A Virgin Among The Living Dead 
"You almost don't have to see it, because it says it all in the title. This is also a slow-paced, hypnotic, kind of boring film... but not as boring as Female Vampire. It's very much where my song Untamed Region is taken from; one of those classic scenarios where a young girl enters an unknown house looking for her father, looking for relatives, looking for someone who's missing or sometimes even looking for her past. Things start to happen and the people in the house are really weird. It's very beautiful and extremely strange. There are some great characters and it's the experience of watching it that is interesting; what it does to you more than what it is in essence. It's not a very strong narrative so you have to look beyond it. You have to give up wondering what's going to happen because there's so much cheap surrealism."

Valerie and Her Week of Wonders
"This one was an important part of the Czech new wave. It has beautiful music and probably had a much higher budget because it is much more cinematically beautiful, so you can't really compare it to Jess Franco at all. It's much more clearly a surrealist picture, also with a young girl in the main role. Valerie's week of wonders could easily be seen as her first menstruation because it starts with a strange scene in which some blood drips down from her onto the flowers and it becomes a hallucinatory narrative. It allows menstruation to be powerful and occult; life-changing, but not that it changes her life in becoming a woman, instead it triggers this other state of being.

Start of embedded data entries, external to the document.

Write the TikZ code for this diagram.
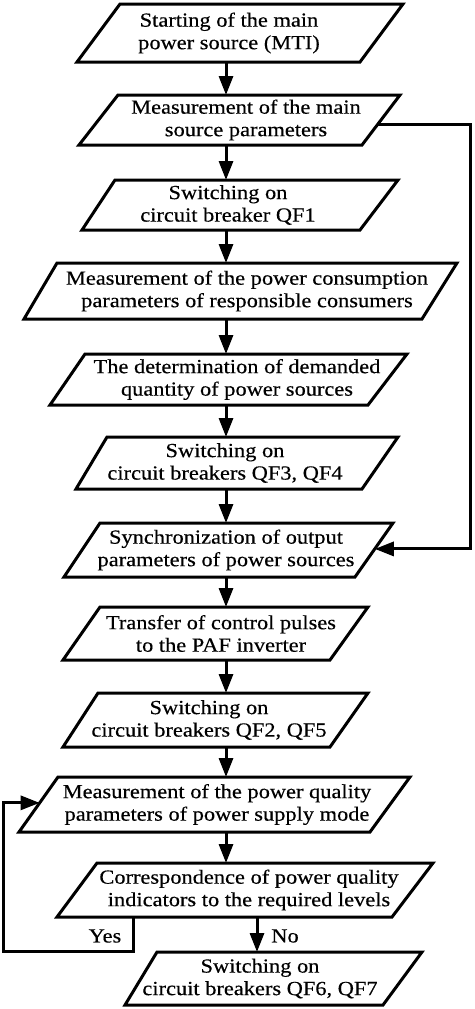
\documentclass[tikz,border=0pt]{standalone}
\usepackage{fontspec}
\setmainfont{Liberation Serif}[FakeStretch=1.12,FakeBold=0.4]
\usetikzlibrary{arrows.meta,calc}
\newcommand\pbox[9]{%
  \node[txt, minimum height={(#4-#3)*1pt}] (#1) at (#2,{(#3+#4)/2}) {#9};
  \coordinate (#1-tl) at (#5,#3); \coordinate (#1-tr) at (#6,#3);
  \coordinate (#1-bl) at (#7,#4); \coordinate (#1-br) at (#8,#4);
  \draw[boxline] (#1-tl) -- (#1-tr) -- (#1-br) -- (#1-bl) -- cycle;}
\begin{document}
\begin{tikzpicture}[x=1pt,y=-1pt,
  boxline/.style={line width=3pt, line join=miter},
  txt/.style={inner sep=0pt, outer sep=0pt, align=center, font=\fontsize{20}{22.5}\selectfont},
  arr/.style={line width=3pt, -{Triangle[length=19pt,width=14pt]}},
  lbl/.style={inner sep=0pt, font=\fontsize{20}{22.5}\selectfont}]
\useasboundingbox (0,0) rectangle (474,1009);
\pbox{b1}{229}{4}{62}{120}{403}{77}{360}{Starting of the main\\power source (MTI)}
\pbox{b2}{246}{95}{145}{118}{400}{79}{362}{Measurement of the main\\source parameters}
\pbox{b3}{228}{180}{230}{115}{398}{82}{360}{Switching on\\circuit breaker QF1}
\pbox{b4}{247}{263}{319}{57}{457}{24}{422}{Measurement of the power consumption\\parameters of responsible consumers}
\pbox{b5}{237}{354}{405}{85}{407}{50}{368}{The determination of demanded\\quantity of power sources}
\pbox{b6}{225}{437}{489}{107}{398}{76}{362}{Switching on\\circuit breakers QF3, QF4}
\pbox{b7}{226}{523}{577}{100}{393}{64}{355}{Synchronization of output\\parameters of power sources}
\pbox{b8}{221}{607}{660}{100}{368}{63}{330}{Transfer of control pulses\\to the PAF inverter}
\pbox{b9}{209}{693}{747}{98}{368}{63}{330}{Switching on\\circuit breakers QF2, QF5}
\pbox{b10}{217}{777}{832}{58}{410}{19}{370}{Measurement of the power quality\\parameters of power supply mode}
\pbox{b11}{249}{863}{917}{97}{433}{57}{392}{Correspondence of power quality\\indicators to the required levels}
\pbox{b12}{260}{952}{1005}{157}{422}{125}{383}{Switching on\\circuit breakers QF6, QF7}

\coordinate (axis) at (226,0);
\coordinate (nox) at (257,0);
\coordinate (yesx) at (133,0);
\coordinate (fbx) at (470,0);
\coordinate (yesC) at (3,951);
\coordinate (b2-r) at ($(b2-tr)!0.58!(b2-br)$);
\coordinate (b7-r) at ($(b7-tr)!0.48!(b7-br)$);
\coordinate (b10-l) at ($(b10-tl)!0.47!(b10-bl)$);

\draw[arr] (b1.south -| axis) -- (b2.north -| axis);
\draw[arr] (b2.south -| axis) -- (b3.north -| axis);
\draw[arr] (b3.south -| axis) -- (b4.north -| axis);
\draw[arr] (b4.south -| axis) -- (b5.north -| axis);
\draw[arr] (b5.south -| axis) -- (b6.north -| axis);
\draw[arr] (b6.south -| axis) -- (b7.north -| axis);
\draw[arr] (b7.south -| axis) -- (b8.north -| axis);
\draw[arr] (b8.south -| axis) -- (b9.north -| axis);
\draw[arr] (b9.south -| axis) -- (b10.north -| axis);
\draw[arr] (b10.south -| axis) -- (b11.north -| axis);
\draw[arr] (b11.south -| nox) -- (b12.north -| nox);
\draw[arr] (b2-r) -| (fbx |- b7-r) -- (b7-r);
\draw[arr] (b11.south -| yesx) |- (yesC) |- (b10-l);

\node[lbl] (yes) at (105,936) {Yes};
\node[lbl] (no) at (285,936) {No};
\end{tikzpicture}
\end{document}
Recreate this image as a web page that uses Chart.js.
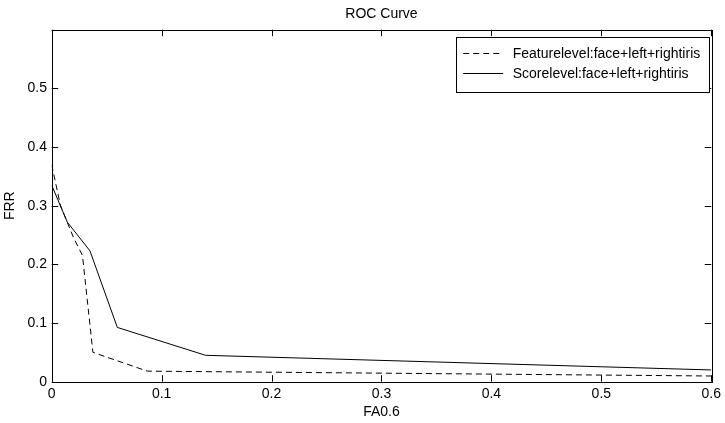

It's a really beautiful movie and I think that Trish Keenan and Broadcast were very fond of it, so I kind of connect it to their music as well; this kind of stream of consciousness and very beautiful pop music landscape. They even wrote a song called Valerie which is about the movie I think, and her earrings feature heavily. It's a more positive kaleidoscope of events unfolding, and I think it's also seen by some as a horror film because it has themes of blood and witch burnings and very scary figures throughout the scary dreamworld."

"This was directed by Andrzej Zulawski, who also made On the Silver Globe, a very hallucinatory sci-fi movie, which is also fantastic. It's a movie about infidelity and a woman who has an affair with who at first you think is a man, and therefore a story of divorce or break-up. But as the movie goes on, you have the feeling that she has the affair with something that isn't human; something that is changing her. And now I'm revealing the whole thing so it's not going to be interesting at all to watch it. Basically, it turns out she has an affair with a creature and there's an amazing scene in it that is a miscarriage scene. It ends up a horrific, almost sci-fi but also quite realistic scene and you aren't quite sure how you got there. It's a very beautifully made but quite low-key European relationship drama-focussed movie."